What you are asked to do =
Present each line of the entries below that holds the word "this".

Figure scripts:
☆ ☆ ☆ ☆ ☆

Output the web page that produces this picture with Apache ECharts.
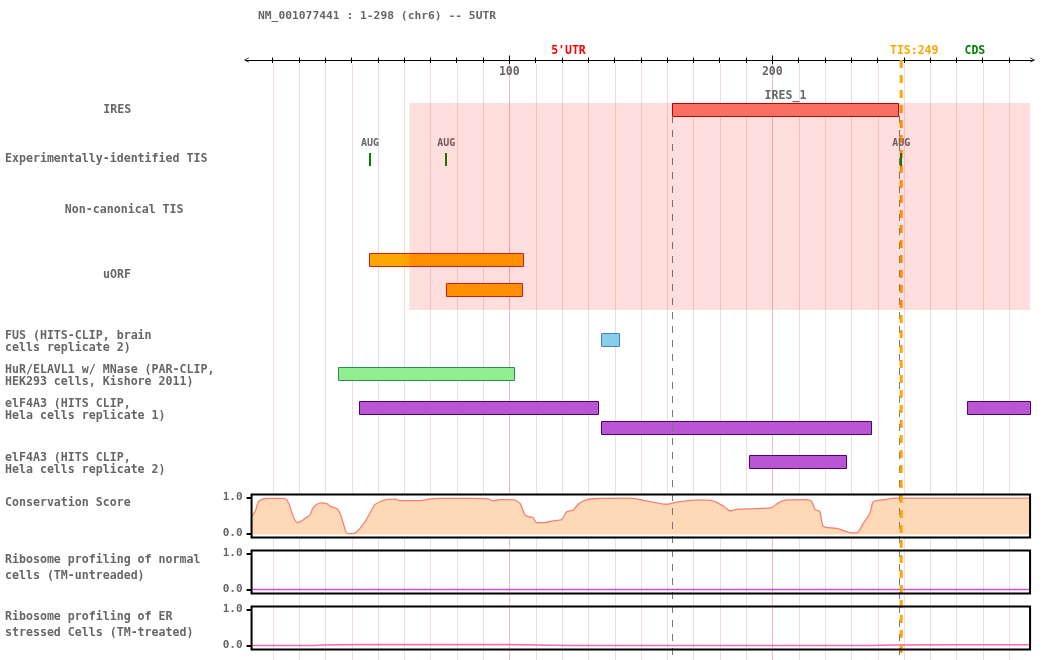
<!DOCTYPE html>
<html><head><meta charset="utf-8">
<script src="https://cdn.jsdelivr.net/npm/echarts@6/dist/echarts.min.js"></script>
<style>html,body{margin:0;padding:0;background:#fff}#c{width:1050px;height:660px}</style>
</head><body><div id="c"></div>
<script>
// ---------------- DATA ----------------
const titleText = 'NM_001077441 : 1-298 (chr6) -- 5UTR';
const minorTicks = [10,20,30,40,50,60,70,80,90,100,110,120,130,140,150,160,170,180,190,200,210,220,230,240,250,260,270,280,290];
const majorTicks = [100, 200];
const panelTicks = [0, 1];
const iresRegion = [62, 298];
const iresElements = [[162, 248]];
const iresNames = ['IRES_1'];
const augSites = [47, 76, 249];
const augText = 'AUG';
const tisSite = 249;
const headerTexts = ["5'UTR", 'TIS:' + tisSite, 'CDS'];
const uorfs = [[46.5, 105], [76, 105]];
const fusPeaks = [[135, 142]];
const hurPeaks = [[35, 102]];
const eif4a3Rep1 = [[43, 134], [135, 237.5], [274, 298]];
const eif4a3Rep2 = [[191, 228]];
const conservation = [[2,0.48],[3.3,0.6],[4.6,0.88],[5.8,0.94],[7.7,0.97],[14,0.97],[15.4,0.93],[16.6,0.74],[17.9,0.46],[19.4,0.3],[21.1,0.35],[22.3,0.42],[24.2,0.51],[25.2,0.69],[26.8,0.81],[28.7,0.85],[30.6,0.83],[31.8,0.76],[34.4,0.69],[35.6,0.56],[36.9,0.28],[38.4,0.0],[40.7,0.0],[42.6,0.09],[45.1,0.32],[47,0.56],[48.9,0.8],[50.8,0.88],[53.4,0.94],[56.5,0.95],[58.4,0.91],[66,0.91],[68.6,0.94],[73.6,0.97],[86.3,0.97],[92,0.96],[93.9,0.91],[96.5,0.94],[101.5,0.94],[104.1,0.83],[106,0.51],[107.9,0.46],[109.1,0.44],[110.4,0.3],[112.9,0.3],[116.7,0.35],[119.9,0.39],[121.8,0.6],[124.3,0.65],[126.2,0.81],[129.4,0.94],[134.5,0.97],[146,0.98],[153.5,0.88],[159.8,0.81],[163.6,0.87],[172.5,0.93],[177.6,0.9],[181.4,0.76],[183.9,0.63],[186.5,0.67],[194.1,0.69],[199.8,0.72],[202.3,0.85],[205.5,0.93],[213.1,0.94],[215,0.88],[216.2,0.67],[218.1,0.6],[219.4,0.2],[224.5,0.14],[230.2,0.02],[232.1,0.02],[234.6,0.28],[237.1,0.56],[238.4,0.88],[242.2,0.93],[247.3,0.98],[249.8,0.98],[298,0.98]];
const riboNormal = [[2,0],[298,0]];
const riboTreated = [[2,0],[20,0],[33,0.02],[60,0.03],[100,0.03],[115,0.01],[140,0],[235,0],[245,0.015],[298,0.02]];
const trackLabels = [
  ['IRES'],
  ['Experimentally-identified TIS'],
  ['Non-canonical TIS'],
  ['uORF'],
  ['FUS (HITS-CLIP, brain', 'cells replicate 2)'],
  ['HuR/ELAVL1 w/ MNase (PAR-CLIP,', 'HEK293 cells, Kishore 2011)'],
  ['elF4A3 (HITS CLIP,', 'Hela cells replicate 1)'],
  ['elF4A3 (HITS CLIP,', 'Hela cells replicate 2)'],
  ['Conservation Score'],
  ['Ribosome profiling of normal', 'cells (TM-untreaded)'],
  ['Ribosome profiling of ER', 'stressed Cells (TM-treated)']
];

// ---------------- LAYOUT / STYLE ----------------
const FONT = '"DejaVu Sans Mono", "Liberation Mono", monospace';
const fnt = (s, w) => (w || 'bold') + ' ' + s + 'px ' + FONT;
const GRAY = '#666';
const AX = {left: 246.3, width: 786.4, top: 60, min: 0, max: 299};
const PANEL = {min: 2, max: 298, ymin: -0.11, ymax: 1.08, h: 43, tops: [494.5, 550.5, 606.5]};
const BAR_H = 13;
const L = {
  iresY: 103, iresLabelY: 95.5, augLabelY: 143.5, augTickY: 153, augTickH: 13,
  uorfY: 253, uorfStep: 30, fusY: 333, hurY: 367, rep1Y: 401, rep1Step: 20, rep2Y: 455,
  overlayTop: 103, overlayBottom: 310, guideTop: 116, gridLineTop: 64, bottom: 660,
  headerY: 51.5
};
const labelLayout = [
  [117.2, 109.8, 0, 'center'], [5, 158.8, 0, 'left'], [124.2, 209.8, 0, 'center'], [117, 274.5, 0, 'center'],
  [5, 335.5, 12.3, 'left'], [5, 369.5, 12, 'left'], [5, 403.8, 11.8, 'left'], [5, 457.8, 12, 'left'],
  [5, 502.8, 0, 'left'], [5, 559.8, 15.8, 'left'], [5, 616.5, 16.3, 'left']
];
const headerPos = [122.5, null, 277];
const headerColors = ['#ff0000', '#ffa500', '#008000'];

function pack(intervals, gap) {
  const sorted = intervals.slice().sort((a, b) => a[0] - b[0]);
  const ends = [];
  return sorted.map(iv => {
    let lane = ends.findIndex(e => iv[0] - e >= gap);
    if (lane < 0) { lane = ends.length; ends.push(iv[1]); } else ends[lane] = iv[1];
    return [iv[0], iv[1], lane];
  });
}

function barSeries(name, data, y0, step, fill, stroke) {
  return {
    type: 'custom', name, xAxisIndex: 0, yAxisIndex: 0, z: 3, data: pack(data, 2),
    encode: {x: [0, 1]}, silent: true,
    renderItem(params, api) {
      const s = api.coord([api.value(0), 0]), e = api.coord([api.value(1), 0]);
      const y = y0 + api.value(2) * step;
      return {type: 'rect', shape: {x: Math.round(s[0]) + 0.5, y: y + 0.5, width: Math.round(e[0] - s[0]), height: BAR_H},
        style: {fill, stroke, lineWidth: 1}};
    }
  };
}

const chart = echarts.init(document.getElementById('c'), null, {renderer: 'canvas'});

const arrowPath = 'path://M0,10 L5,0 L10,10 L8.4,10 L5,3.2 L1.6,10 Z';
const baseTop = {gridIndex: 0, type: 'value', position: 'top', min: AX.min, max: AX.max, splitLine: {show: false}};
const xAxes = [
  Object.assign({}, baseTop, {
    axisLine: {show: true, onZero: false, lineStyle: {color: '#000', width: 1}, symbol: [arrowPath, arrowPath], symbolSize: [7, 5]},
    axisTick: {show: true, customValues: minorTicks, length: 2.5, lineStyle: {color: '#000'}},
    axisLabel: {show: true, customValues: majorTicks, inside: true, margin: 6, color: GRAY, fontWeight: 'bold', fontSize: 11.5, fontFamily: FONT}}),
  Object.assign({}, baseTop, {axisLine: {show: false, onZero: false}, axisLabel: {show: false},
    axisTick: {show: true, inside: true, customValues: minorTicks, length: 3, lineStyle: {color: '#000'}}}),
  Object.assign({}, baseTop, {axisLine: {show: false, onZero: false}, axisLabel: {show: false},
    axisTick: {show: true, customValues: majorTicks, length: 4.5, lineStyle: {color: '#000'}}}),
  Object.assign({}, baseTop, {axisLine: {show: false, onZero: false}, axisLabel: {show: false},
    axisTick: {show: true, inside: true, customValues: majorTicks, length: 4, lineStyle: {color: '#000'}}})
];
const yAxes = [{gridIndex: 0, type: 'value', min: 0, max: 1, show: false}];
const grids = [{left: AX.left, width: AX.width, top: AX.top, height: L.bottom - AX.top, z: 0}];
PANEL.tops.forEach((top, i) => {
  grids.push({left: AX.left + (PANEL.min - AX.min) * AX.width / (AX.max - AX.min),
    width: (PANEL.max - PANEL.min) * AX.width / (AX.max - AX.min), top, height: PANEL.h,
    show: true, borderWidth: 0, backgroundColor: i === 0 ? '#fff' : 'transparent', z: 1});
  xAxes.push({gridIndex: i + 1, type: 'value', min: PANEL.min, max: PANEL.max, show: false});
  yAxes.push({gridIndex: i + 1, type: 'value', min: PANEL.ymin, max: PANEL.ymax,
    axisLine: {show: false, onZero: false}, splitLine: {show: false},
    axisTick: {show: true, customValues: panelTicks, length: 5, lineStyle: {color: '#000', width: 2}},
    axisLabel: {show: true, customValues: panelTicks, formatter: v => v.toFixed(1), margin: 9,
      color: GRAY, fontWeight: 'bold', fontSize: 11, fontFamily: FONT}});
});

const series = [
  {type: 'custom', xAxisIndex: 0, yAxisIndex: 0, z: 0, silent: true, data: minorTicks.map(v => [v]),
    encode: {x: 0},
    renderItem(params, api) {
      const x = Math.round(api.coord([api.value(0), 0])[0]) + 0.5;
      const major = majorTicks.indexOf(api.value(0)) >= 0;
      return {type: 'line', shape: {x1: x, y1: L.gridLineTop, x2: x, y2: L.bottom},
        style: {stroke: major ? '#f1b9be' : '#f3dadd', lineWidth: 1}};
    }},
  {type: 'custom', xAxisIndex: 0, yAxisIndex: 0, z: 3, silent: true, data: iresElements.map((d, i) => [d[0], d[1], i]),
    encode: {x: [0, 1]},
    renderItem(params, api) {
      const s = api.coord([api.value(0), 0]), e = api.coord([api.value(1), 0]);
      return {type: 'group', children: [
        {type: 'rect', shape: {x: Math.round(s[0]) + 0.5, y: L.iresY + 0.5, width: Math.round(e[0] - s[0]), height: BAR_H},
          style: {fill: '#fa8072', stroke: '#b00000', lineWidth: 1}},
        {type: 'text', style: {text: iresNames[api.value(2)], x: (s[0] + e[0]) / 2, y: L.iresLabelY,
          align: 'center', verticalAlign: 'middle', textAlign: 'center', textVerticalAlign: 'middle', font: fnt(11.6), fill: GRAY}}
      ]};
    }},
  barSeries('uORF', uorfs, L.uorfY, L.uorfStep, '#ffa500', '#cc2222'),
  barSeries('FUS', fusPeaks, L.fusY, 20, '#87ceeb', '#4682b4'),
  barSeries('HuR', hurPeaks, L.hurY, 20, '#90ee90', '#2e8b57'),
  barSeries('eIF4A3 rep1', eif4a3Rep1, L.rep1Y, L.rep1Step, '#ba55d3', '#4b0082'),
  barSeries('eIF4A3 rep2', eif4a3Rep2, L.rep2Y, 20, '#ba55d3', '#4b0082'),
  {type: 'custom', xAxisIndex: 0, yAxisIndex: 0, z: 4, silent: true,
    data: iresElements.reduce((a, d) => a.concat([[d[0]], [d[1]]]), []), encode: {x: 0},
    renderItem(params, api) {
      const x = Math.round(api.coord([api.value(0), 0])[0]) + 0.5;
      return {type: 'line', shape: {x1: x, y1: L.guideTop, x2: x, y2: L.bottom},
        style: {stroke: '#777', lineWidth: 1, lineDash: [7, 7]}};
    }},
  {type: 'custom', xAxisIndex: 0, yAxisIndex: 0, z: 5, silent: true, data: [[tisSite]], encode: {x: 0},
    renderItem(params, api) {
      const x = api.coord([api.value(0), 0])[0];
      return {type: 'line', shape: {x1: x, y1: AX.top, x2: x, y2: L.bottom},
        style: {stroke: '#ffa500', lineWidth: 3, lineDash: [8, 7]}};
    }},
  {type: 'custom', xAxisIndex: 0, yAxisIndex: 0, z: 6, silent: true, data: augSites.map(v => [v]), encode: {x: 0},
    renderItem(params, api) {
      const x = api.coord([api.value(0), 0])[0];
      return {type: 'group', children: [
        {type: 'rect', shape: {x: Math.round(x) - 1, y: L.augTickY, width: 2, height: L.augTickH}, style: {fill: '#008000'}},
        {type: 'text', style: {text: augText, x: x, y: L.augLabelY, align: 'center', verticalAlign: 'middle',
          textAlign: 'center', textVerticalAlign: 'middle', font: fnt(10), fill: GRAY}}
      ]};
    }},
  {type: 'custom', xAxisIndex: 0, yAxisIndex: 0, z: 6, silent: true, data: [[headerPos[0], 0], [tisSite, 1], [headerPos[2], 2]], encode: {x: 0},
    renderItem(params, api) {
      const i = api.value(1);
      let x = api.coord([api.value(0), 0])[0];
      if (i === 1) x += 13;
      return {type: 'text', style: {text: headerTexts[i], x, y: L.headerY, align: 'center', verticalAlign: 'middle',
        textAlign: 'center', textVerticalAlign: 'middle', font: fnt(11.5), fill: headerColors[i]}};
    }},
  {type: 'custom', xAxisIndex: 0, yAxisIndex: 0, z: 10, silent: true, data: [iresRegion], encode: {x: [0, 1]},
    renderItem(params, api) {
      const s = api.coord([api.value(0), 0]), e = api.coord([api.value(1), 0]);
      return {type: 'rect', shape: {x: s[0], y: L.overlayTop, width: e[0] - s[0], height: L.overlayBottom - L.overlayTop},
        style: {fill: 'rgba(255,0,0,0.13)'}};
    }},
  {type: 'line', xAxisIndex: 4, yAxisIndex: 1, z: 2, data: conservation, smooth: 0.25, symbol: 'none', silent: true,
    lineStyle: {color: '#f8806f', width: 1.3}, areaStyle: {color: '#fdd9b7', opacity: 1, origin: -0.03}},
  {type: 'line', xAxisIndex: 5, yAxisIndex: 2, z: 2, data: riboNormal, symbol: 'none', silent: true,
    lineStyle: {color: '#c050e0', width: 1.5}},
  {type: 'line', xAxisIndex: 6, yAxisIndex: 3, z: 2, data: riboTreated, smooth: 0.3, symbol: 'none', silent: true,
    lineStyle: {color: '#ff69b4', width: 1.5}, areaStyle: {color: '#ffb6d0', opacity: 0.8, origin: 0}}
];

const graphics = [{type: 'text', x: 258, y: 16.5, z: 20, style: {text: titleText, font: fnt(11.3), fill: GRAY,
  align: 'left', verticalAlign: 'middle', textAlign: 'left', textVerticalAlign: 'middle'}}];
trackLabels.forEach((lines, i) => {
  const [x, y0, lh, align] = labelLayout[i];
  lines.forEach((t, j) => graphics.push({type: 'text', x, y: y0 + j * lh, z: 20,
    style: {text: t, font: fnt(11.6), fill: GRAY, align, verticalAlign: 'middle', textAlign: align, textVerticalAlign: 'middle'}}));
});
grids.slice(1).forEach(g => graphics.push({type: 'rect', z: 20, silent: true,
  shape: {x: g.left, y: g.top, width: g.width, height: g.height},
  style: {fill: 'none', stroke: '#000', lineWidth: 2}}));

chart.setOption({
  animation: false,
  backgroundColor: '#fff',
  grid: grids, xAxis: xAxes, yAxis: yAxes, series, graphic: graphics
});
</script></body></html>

☆ ☆ ☆ ☆ ☆

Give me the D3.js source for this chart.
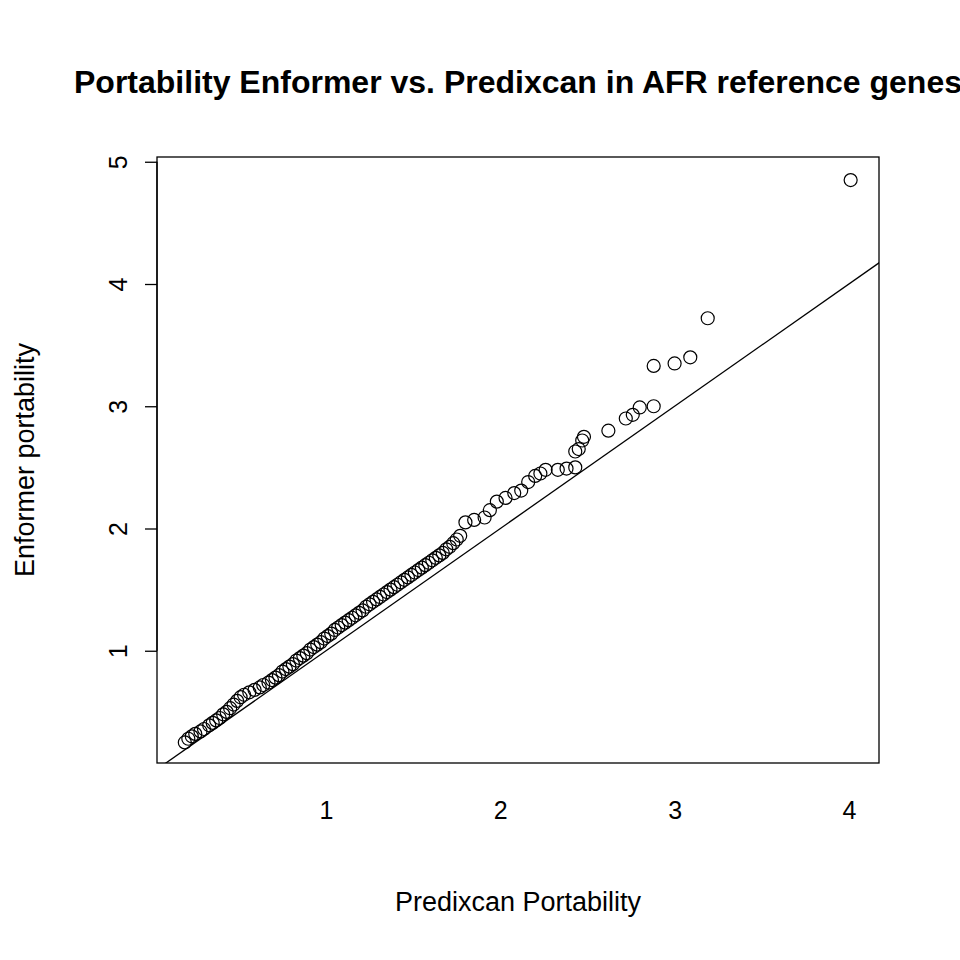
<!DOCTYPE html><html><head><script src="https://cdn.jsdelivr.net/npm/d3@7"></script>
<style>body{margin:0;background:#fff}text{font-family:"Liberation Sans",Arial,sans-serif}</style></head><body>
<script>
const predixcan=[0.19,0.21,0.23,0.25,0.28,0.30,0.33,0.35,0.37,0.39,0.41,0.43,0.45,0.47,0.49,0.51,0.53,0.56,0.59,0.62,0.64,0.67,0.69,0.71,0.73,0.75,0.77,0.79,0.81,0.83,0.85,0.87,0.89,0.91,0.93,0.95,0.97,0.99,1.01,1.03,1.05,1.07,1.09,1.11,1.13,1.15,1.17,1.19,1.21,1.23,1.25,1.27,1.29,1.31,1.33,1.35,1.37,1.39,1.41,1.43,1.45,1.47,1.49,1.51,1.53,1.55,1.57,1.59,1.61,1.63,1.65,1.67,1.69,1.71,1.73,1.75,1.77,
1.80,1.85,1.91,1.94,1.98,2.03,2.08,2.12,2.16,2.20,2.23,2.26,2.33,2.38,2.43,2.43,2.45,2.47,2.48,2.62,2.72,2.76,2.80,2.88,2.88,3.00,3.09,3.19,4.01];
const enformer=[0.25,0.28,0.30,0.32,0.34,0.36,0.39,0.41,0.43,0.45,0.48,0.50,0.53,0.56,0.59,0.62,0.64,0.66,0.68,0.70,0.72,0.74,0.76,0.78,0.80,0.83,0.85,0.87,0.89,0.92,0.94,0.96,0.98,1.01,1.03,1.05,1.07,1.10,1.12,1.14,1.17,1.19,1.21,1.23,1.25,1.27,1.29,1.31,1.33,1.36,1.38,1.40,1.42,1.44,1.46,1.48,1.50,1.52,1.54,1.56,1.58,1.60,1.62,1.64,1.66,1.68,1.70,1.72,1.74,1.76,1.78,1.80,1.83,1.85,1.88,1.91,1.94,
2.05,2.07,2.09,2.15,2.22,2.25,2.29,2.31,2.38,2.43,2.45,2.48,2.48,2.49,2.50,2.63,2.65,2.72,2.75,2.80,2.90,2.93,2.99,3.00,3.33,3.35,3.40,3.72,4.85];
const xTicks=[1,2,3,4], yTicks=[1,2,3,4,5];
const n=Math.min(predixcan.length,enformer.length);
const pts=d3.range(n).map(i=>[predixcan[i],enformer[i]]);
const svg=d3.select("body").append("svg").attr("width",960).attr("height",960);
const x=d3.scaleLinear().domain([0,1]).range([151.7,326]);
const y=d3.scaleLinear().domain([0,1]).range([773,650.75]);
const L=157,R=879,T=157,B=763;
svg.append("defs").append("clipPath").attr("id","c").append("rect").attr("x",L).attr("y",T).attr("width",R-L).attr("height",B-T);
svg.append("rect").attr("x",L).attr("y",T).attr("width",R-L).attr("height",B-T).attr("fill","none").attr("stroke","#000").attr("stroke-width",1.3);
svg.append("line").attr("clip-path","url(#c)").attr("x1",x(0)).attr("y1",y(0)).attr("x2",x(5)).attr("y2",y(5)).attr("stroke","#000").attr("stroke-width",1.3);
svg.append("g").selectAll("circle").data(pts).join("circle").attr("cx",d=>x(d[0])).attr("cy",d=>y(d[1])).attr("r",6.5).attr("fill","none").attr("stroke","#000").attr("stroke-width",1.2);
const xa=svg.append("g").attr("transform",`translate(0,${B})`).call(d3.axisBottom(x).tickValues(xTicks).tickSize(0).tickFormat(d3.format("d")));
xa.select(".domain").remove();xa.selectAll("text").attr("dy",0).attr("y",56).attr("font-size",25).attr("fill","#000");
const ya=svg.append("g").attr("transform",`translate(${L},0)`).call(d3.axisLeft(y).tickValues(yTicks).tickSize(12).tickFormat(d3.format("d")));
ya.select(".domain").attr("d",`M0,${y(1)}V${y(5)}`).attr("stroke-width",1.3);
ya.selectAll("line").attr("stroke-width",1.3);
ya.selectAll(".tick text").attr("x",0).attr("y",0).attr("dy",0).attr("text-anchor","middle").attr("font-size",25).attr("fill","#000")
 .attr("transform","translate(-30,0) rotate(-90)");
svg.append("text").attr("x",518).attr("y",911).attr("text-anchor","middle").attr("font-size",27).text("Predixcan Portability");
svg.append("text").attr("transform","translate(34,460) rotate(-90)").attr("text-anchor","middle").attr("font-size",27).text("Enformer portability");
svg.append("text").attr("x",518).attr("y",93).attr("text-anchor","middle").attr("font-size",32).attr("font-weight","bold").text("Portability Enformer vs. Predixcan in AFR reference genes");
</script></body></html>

☆ ☆ ☆ ☆ ☆

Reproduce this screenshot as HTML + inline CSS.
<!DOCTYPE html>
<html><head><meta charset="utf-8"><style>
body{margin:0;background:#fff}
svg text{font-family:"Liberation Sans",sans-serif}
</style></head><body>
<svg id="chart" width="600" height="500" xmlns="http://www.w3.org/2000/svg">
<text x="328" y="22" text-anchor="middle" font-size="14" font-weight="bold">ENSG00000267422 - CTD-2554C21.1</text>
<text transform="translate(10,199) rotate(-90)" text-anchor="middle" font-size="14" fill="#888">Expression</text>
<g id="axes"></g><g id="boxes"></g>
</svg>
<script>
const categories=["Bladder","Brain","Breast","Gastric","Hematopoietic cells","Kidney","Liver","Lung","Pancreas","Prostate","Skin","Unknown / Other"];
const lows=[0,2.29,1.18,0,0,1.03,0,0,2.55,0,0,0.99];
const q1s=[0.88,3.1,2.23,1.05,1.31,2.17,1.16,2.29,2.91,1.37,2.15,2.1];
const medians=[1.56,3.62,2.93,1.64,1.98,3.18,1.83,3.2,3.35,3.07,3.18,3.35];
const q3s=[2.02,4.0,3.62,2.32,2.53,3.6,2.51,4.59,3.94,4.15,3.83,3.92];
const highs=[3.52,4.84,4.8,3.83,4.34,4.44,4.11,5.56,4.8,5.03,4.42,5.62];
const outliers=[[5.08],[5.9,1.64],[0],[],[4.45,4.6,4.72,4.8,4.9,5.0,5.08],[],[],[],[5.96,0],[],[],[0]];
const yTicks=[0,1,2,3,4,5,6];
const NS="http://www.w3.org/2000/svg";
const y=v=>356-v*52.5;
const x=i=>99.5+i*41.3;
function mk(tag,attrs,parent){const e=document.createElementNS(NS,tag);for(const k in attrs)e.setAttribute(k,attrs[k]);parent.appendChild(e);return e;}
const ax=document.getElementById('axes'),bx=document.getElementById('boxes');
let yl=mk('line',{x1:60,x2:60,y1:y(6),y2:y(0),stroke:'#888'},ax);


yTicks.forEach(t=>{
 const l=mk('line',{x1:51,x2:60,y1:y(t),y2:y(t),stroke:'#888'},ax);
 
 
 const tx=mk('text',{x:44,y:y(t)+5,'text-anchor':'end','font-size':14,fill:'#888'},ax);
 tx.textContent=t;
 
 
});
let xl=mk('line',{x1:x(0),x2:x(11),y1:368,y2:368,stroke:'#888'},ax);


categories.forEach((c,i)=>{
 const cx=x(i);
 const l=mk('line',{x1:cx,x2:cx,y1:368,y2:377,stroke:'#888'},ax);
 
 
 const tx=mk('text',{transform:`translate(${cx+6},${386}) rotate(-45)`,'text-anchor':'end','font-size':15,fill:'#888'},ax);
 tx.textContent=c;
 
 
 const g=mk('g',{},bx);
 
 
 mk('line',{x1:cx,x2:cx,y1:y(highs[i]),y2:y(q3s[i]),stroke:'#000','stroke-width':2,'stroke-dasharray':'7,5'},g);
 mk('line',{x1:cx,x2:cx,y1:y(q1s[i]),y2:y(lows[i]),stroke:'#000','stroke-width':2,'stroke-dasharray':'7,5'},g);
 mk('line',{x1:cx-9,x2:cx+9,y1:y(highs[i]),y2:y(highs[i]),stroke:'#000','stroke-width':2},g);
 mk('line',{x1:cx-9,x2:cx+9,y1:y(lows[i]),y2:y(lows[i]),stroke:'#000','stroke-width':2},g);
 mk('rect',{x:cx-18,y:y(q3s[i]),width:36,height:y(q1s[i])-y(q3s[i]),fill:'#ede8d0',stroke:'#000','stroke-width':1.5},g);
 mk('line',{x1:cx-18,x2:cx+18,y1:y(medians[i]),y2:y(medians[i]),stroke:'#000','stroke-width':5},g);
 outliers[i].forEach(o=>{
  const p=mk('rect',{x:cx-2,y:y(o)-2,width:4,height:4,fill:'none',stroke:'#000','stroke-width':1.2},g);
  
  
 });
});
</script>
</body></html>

☆ ☆ ☆ ☆ ☆

Exercise answer =
Output the web page that produces this picture with Apache ECharts.
Give me the D3.js source for this chart.
Reproduce this screenshot as HTML + inline CSS.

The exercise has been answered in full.